Ants that encounter in their path a dead philosopher may make good use of him.I find myself tempted by Hofstadter's notion of a story that ends before the book runs out of pages. You cannot end unexpectedly, because the reader can always see how many pages are left, so if you want a real surprise ending, you must tie off the story at some point and then have the text go on in a similar but (to the insightful reader) identifiably different way. Out of 200 pages, the first and last 30 are entirely different things, each in their own way.
A message was detected in the stars, a stream of neutrinos that repeated itself. The government assembled a crack team of scientists to decode the message. This is the story of Prof. Peter Hogarth, a mathematician and contrarian brought to the secluded His Master's Voice project to find new approaches across the specialists' narrow paths of inquiry.
This is a thoughtful book with almost no action to speak of, the kind of thing that even Isaac Asimov might have found uneventful. The subject is scientific inquiry. The object of inquiry has been fixed for billions of years. You will find this on the science fiction shelves, but you will not find any lasers, invading aliens, or trips to other worlds. There are a few discoveries, but the book says from the beginning that the project was ultimately a failure.
This gives me a narrow range of people to whom I could recommend the book. It is Star-Begotten, if it had been better. It is Contact without success or mysticism. It is Spin with no action, less politics, and minimal characterization. It is a book about thinking, in which our narrator is a mathematician (although there is no math in the book). If that does not excite you, feel free to jump ship here.
The opening is a rumination on human psychology and ethics. The narrator effectively describes himself as a sociopath who built an artificial conscience because it seemed like a better idea than pursuing congenital destructive tendencies. He then went on to deconstruct others' scientific and sociological theories, making a career of creative destruction. His self-description might seem monstrous to the intellectual and boring to the less cerebral.
Prof. Hogarth next enters the project. To keep the story from being purely dry contemplation, he spends about the same amount of time considering personalities, politics, and philosophy. He discusses some leaders in the project, mostly with brief portraits while giving his neighbor a long story. He sketches the policy and budget battles beyond and within the project's walls. The characters spend their downtime pondering the implications of it all, from theology to Freud to global apocalypse.

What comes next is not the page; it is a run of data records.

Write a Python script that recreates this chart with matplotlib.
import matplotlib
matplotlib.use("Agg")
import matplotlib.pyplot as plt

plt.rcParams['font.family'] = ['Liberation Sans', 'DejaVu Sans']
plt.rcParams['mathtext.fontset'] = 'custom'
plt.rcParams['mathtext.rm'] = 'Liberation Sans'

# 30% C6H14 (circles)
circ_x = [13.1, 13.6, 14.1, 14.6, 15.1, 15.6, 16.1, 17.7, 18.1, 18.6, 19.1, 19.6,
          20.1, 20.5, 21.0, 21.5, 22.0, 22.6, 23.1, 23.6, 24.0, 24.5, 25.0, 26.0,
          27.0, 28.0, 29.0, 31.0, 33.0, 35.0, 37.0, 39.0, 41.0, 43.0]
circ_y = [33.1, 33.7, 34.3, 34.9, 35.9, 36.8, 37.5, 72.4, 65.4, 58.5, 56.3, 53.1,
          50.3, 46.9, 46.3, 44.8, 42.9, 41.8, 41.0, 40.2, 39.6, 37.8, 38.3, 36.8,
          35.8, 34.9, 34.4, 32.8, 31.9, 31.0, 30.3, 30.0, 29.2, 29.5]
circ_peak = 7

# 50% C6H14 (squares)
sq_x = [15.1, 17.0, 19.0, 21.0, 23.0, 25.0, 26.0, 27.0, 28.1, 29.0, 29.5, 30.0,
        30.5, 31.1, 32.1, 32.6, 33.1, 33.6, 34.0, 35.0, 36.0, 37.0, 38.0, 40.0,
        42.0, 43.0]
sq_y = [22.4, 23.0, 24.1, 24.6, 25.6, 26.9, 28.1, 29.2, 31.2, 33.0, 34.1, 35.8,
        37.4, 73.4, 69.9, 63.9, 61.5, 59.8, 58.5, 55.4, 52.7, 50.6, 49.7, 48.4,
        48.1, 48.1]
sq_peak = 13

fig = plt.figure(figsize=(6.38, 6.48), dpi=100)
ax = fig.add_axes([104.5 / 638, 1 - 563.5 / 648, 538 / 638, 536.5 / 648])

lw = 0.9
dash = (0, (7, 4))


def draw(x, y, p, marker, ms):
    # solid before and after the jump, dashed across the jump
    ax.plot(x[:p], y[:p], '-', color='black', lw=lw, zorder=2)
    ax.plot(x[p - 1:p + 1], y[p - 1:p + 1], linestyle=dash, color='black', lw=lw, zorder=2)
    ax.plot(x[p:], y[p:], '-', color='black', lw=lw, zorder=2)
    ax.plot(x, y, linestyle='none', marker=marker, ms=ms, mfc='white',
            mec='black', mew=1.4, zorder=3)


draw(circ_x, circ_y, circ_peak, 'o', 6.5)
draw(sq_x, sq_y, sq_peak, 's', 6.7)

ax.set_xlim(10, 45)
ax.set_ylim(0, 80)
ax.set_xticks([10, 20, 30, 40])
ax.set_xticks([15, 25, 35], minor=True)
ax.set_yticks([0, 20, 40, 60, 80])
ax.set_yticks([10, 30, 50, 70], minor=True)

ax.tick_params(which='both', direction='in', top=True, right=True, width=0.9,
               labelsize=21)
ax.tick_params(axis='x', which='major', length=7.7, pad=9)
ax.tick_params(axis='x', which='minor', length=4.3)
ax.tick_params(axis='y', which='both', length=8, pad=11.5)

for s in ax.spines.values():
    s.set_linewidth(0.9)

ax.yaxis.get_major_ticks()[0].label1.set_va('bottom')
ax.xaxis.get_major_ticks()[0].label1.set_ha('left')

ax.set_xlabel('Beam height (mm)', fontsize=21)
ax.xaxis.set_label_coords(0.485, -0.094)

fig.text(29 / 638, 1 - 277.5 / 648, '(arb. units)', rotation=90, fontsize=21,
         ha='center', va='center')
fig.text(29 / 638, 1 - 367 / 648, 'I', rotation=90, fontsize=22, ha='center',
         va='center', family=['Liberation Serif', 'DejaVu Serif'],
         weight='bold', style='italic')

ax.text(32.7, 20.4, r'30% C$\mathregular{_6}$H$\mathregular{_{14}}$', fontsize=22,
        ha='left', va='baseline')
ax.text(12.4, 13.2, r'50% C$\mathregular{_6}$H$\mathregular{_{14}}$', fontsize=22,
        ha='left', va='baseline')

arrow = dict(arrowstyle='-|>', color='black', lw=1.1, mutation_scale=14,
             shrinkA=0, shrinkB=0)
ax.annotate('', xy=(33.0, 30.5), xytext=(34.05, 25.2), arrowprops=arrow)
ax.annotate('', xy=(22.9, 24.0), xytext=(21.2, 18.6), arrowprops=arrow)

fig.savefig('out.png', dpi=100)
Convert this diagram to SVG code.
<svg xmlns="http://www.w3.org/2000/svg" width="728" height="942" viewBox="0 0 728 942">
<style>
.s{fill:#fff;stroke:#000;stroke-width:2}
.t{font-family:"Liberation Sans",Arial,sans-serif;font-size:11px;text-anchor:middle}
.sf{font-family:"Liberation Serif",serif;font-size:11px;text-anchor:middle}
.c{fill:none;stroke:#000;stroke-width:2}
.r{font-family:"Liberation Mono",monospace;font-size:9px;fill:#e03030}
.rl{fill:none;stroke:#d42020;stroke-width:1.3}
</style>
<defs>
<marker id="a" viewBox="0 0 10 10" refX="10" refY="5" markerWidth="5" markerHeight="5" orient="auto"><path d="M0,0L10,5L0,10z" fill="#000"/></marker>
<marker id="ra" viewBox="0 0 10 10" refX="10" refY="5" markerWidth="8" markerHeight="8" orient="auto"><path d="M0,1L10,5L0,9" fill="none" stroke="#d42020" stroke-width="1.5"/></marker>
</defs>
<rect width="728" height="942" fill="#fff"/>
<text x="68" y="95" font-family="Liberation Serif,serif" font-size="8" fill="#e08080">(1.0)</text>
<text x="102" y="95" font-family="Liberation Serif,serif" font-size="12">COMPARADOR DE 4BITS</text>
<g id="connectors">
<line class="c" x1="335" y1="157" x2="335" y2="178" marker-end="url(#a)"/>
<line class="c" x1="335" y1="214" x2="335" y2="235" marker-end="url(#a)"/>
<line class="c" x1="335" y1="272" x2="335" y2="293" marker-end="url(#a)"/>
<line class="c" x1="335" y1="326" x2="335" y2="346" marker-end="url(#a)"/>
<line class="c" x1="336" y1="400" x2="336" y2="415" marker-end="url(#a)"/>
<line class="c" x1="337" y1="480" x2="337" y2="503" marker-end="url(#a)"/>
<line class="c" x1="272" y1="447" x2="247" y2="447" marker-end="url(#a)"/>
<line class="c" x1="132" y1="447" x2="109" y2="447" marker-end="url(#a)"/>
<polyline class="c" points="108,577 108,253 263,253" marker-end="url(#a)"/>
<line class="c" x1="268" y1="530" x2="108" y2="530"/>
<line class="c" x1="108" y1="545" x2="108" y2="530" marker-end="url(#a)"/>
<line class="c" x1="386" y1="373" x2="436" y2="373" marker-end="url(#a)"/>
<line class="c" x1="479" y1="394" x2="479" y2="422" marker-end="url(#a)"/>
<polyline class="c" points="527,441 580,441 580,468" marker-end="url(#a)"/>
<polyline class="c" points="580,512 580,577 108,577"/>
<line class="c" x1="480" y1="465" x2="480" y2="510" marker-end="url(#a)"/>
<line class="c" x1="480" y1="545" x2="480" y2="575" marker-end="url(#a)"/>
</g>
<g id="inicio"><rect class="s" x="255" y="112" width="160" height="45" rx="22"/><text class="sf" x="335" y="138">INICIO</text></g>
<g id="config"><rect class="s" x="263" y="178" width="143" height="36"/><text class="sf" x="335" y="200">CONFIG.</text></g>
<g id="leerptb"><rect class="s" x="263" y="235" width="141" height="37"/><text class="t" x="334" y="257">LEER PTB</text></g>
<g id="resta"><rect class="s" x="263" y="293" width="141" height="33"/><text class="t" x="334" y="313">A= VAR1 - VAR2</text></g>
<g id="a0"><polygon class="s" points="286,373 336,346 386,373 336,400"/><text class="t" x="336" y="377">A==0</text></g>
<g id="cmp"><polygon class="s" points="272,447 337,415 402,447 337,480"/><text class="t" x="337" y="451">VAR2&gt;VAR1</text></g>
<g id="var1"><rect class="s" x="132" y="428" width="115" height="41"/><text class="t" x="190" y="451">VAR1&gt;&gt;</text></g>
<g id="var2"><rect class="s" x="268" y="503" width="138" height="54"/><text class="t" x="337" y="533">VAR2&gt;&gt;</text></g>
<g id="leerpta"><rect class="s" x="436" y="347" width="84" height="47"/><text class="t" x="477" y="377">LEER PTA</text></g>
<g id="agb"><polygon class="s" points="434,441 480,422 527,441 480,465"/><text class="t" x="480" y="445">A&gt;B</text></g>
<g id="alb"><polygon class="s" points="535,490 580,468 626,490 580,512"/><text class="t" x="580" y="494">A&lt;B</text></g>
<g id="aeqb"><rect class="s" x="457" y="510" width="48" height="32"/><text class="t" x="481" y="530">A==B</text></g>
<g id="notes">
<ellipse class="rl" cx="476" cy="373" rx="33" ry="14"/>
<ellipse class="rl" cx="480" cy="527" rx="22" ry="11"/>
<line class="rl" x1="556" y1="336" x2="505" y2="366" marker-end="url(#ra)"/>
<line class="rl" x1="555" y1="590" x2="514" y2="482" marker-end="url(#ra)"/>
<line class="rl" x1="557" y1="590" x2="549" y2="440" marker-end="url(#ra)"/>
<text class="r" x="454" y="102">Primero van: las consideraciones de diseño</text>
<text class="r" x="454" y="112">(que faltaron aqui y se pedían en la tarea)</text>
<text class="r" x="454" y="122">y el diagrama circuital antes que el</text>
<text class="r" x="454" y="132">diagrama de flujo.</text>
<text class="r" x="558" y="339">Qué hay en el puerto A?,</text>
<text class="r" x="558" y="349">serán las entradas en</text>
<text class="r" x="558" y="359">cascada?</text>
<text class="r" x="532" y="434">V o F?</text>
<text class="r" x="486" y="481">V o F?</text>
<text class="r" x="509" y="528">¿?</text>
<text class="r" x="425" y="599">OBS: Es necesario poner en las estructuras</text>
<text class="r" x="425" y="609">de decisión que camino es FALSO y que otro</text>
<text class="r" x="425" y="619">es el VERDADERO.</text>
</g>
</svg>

Other than stories, mostly in flashback, the few successes of the project pass as events. They provide things wondrous or horrifying to display and consider, sources of life and death. A more sensationalist light might have made them standard sci fi fare, but this story limits them to the preliminary stages, before anything especially useful can be done with them.
The inquiry fails, the project is abortive, and that tone carries throughout. Some stand, frustrated, needing breakthroughs from others that may never come before their own specialties can be brought to bear. You could summarize some sections as, "We were working out some ideas, and we engaged in some minor mischief while we worked them out." For a short book, it feels slow.
There is a climax of sorts. I classify the ending as a gradual denouement, since the story itself seems done even as "events" trail off. In the end, someone proposes the obvious answer (which would make the entire project pointless), and the later pages spin off into fantastical theorizing with a claimed but never shown mathematical foundation. Flights of fancy dismissed earlier on, perhaps angrily so, are entertained as the project founders.
The more I write here, the less I feel that I can recommend the book. That narrow, intellectual audience remains, although I find the book marginal even placing myself in that group. The return for effort invested is poor, although Mr. Lem's writing is good and the higher points in writing make it worth more. If nothing else, you find few works of fiction where the topic is scientific inquiry, with that inquiry being anything but a fig leaf over an adventure or detective story. The characters are quite happy to discuss the abstract meta-issues of research and the insanity of the species generally.